→ **Task objective**: Below is some material; transcribe all of it exactly.

→ **Raw data**:
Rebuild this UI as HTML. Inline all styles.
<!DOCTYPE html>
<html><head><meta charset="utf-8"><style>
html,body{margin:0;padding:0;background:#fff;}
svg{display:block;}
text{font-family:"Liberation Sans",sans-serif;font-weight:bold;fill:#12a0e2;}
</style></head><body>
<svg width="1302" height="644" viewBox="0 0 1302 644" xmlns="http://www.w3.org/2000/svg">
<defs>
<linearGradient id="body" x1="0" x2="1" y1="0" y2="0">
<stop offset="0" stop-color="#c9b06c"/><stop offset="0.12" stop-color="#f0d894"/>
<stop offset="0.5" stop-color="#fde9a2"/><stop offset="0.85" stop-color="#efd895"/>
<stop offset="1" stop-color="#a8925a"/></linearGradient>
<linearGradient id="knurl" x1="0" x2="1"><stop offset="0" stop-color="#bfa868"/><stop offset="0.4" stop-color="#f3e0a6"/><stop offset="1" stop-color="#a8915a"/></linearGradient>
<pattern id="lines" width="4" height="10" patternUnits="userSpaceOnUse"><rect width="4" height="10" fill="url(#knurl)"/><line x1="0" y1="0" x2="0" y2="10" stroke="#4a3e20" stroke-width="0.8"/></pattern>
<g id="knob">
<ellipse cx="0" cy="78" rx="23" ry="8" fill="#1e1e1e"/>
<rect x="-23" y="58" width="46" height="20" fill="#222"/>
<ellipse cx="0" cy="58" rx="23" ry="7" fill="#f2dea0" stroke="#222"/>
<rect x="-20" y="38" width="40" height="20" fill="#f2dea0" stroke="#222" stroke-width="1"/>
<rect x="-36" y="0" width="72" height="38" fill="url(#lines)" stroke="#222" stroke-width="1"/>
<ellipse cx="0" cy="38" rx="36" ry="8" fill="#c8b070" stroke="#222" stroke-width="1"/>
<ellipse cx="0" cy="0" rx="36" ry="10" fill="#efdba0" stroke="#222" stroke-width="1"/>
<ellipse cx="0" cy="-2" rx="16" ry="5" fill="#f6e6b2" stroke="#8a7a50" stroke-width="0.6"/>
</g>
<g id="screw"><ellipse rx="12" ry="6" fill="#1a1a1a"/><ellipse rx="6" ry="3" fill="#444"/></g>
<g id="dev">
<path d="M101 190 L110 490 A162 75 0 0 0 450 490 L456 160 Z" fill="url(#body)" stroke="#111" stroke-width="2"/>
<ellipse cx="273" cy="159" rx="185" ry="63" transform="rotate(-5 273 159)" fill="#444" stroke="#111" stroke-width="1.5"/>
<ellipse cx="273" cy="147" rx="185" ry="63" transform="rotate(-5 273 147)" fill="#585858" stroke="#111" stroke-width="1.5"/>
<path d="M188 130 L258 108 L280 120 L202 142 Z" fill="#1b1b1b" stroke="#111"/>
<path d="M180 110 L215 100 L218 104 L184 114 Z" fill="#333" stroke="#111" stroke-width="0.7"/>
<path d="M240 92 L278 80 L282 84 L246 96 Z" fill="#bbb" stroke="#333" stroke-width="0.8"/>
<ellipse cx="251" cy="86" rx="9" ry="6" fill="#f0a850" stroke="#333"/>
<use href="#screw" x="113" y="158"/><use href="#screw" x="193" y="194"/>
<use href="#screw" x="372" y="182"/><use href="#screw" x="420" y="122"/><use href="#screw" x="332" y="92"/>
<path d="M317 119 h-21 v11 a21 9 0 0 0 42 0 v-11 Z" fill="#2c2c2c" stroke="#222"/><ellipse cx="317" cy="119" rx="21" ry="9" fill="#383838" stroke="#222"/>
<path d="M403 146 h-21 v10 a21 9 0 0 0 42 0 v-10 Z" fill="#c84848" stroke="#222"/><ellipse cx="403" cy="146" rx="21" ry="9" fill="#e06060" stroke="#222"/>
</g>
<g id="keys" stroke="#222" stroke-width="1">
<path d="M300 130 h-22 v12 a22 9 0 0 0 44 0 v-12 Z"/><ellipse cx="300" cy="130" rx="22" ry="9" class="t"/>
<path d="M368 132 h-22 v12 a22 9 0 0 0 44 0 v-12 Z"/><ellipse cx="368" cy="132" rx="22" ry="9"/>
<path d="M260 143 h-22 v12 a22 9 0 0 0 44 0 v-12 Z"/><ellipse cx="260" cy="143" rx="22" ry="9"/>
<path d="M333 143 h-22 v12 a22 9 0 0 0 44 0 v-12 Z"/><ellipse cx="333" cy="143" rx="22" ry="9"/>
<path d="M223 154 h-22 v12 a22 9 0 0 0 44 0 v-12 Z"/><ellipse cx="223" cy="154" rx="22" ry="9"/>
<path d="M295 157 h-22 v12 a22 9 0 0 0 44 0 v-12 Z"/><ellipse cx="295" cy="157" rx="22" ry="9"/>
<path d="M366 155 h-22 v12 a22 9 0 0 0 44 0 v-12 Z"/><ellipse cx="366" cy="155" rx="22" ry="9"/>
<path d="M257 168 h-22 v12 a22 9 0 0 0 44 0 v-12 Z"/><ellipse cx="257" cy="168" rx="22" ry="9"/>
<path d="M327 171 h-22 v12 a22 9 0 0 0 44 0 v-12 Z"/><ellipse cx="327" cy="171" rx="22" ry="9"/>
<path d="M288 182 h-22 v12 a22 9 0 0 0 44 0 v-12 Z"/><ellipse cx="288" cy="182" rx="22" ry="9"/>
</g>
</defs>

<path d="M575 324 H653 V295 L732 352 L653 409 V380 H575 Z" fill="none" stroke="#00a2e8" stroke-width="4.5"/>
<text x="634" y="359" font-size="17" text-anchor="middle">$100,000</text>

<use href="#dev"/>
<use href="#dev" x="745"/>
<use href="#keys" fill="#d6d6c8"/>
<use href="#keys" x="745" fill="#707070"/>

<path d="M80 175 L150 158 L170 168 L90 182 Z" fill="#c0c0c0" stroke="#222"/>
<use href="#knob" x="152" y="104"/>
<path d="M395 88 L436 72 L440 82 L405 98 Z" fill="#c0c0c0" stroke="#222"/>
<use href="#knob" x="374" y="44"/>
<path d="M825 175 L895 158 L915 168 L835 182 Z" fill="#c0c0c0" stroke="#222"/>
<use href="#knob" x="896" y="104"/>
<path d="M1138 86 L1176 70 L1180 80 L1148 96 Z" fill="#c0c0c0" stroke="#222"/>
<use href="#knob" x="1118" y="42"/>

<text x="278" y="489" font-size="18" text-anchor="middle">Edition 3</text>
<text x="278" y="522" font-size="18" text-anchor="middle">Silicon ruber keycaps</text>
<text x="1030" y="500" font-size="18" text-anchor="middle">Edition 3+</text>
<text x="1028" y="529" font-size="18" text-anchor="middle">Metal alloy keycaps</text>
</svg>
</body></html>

→ **Finished exercise**:
Rebuild this UI as HTML. Inline all styles.
<!DOCTYPE html>
<html><head><meta charset="utf-8"><style>
html,body{margin:0;padding:0;background:#fff;}
svg{display:block;}
text{font-family:"Liberation Sans",sans-serif;font-weight:bold;fill:#12a0e2;}
</style></head><body>
<svg width="1302" height="644" viewBox="0 0 1302 644" xmlns="http://www.w3.org/2000/svg">
<defs>
<linearGradient id="body" x1="0" x2="1" y1="0" y2="0">
<stop offset="0" stop-color="#c9b06c"/><stop offset="0.12" stop-color="#f0d894"/>
<stop offset="0.5" stop-color="#fde9a2"/><stop offset="0.85" stop-color="#efd895"/>
<stop offset="1" stop-color="#a8925a"/></linearGradient>
<linearGradient id="knurl" x1="0" x2="1"><stop offset="0" stop-color="#bfa868"/><stop offset="0.4" stop-color="#f3e0a6"/><stop offset="1" stop-color="#a8915a"/></linearGradient>
<pattern id="lines" width="4" height="10" patternUnits="userSpaceOnUse"><rect width="4" height="10" fill="url(#knurl)"/><line x1="0" y1="0" x2="0" y2="10" stroke="#4a3e20" stroke-width="0.8"/></pattern>
<g id="knob">
<ellipse cx="0" cy="78" rx="23" ry="8" fill="#1e1e1e"/>
<rect x="-23" y="58" width="46" height="20" fill="#222"/>
<ellipse cx="0" cy="58" rx="23" ry="7" fill="#f2dea0" stroke="#222"/>
<rect x="-20" y="38" width="40" height="20" fill="#f2dea0" stroke="#222" stroke-width="1"/>
<rect x="-36" y="0" width="72" height="38" fill="url(#lines)" stroke="#222" stroke-width="1"/>
<ellipse cx="0" cy="38" rx="36" ry="8" fill="#c8b070" stroke="#222" stroke-width="1"/>
<ellipse cx="0" cy="0" rx="36" ry="10" fill="#efdba0" stroke="#222" stroke-width="1"/>
<ellipse cx="0" cy="-2" rx="16" ry="5" fill="#f6e6b2" stroke="#8a7a50" stroke-width="0.6"/>
</g>
<g id="screw"><ellipse rx="12" ry="6" fill="#1a1a1a"/><ellipse rx="6" ry="3" fill="#444"/></g>
<g id="dev">
<path d="M101 190 L110 490 A162 75 0 0 0 450 490 L456 160 Z" fill="url(#body)" stroke="#111" stroke-width="2"/>
<ellipse cx="273" cy="159" rx="185" ry="63" transform="rotate(-5 273 159)" fill="#444" stroke="#111" stroke-width="1.5"/>
<ellipse cx="273" cy="147" rx="185" ry="63" transform="rotate(-5 273 147)" fill="#585858" stroke="#111" stroke-width="1.5"/>
<path d="M188 130 L258 108 L280 120 L202 142 Z" fill="#1b1b1b" stroke="#111"/>
<path d="M180 110 L215 100 L218 104 L184 114 Z" fill="#333" stroke="#111" stroke-width="0.7"/>
<path d="M240 92 L278 80 L282 84 L246 96 Z" fill="#bbb" stroke="#333" stroke-width="0.8"/>
<ellipse cx="251" cy="86" rx="9" ry="6" fill="#f0a850" stroke="#333"/>
<use href="#screw" x="113" y="158"/><use href="#screw" x="193" y="194"/>
<use href="#screw" x="372" y="182"/><use href="#screw" x="420" y="122"/><use href="#screw" x="332" y="92"/>
<path d="M317 119 h-21 v11 a21 9 0 0 0 42 0 v-11 Z" fill="#2c2c2c" stroke="#222"/><ellipse cx="317" cy="119" rx="21" ry="9" fill="#383838" stroke="#222"/>
<path d="M403 146 h-21 v10 a21 9 0 0 0 42 0 v-10 Z" fill="#c84848" stroke="#222"/><ellipse cx="403" cy="146" rx="21" ry="9" fill="#e06060" stroke="#222"/>
</g>
<g id="keys" stroke="#222" stroke-width="1">
<path d="M300 130 h-22 v12 a22 9 0 0 0 44 0 v-12 Z"/><ellipse cx="300" cy="130" rx="22" ry="9" class="t"/>
<path d="M368 132 h-22 v12 a22 9 0 0 0 44 0 v-12 Z"/><ellipse cx="368" cy="132" rx="22" ry="9"/>
<path d="M260 143 h-22 v12 a22 9 0 0 0 44 0 v-12 Z"/><ellipse cx="260" cy="143" rx="22" ry="9"/>
<path d="M333 143 h-22 v12 a22 9 0 0 0 44 0 v-12 Z"/><ellipse cx="333" cy="143" rx="22" ry="9"/>
<path d="M223 154 h-22 v12 a22 9 0 0 0 44 0 v-12 Z"/><ellipse cx="223" cy="154" rx="22" ry="9"/>
<path d="M295 157 h-22 v12 a22 9 0 0 0 44 0 v-12 Z"/><ellipse cx="295" cy="157" rx="22" ry="9"/>
<path d="M366 155 h-22 v12 a22 9 0 0 0 44 0 v-12 Z"/><ellipse cx="366" cy="155" rx="22" ry="9"/>
<path d="M257 168 h-22 v12 a22 9 0 0 0 44 0 v-12 Z"/><ellipse cx="257" cy="168" rx="22" ry="9"/>
<path d="M327 171 h-22 v12 a22 9 0 0 0 44 0 v-12 Z"/><ellipse cx="327" cy="171" rx="22" ry="9"/>
<path d="M288 182 h-22 v12 a22 9 0 0 0 44 0 v-12 Z"/><ellipse cx="288" cy="182" rx="22" ry="9"/>
</g>
</defs>

<path d="M575 324 H653 V295 L732 352 L653 409 V380 H575 Z" fill="none" stroke="#00a2e8" stroke-width="4.5"/>
<text x="634" y="359" font-size="17" text-anchor="middle">$100,000</text>

<use href="#dev"/>
<use href="#dev" x="745"/>
<use href="#keys" fill="#d6d6c8"/>
<use href="#keys" x="745" fill="#707070"/>

<path d="M80 175 L150 158 L170 168 L90 182 Z" fill="#c0c0c0" stroke="#222"/>
<use href="#knob" x="152" y="104"/>
<path d="M395 88 L436 72 L440 82 L405 98 Z" fill="#c0c0c0" stroke="#222"/>
<use href="#knob" x="374" y="44"/>
<path d="M825 175 L895 158 L915 168 L835 182 Z" fill="#c0c0c0" stroke="#222"/>
<use href="#knob" x="896" y="104"/>
<path d="M1138 86 L1176 70 L1180 80 L1148 96 Z" fill="#c0c0c0" stroke="#222"/>
<use href="#knob" x="1118" y="42"/>

<text x="278" y="489" font-size="18" text-anchor="middle">Edition 3</text>
<text x="278" y="522" font-size="18" text-anchor="middle">Silicon ruber keycaps</text>
<text x="1030" y="500" font-size="18" text-anchor="middle">Edition 3+</text>
<text x="1028" y="529" font-size="18" text-anchor="middle">Metal alloy keycaps</text>
</svg>
</body></html>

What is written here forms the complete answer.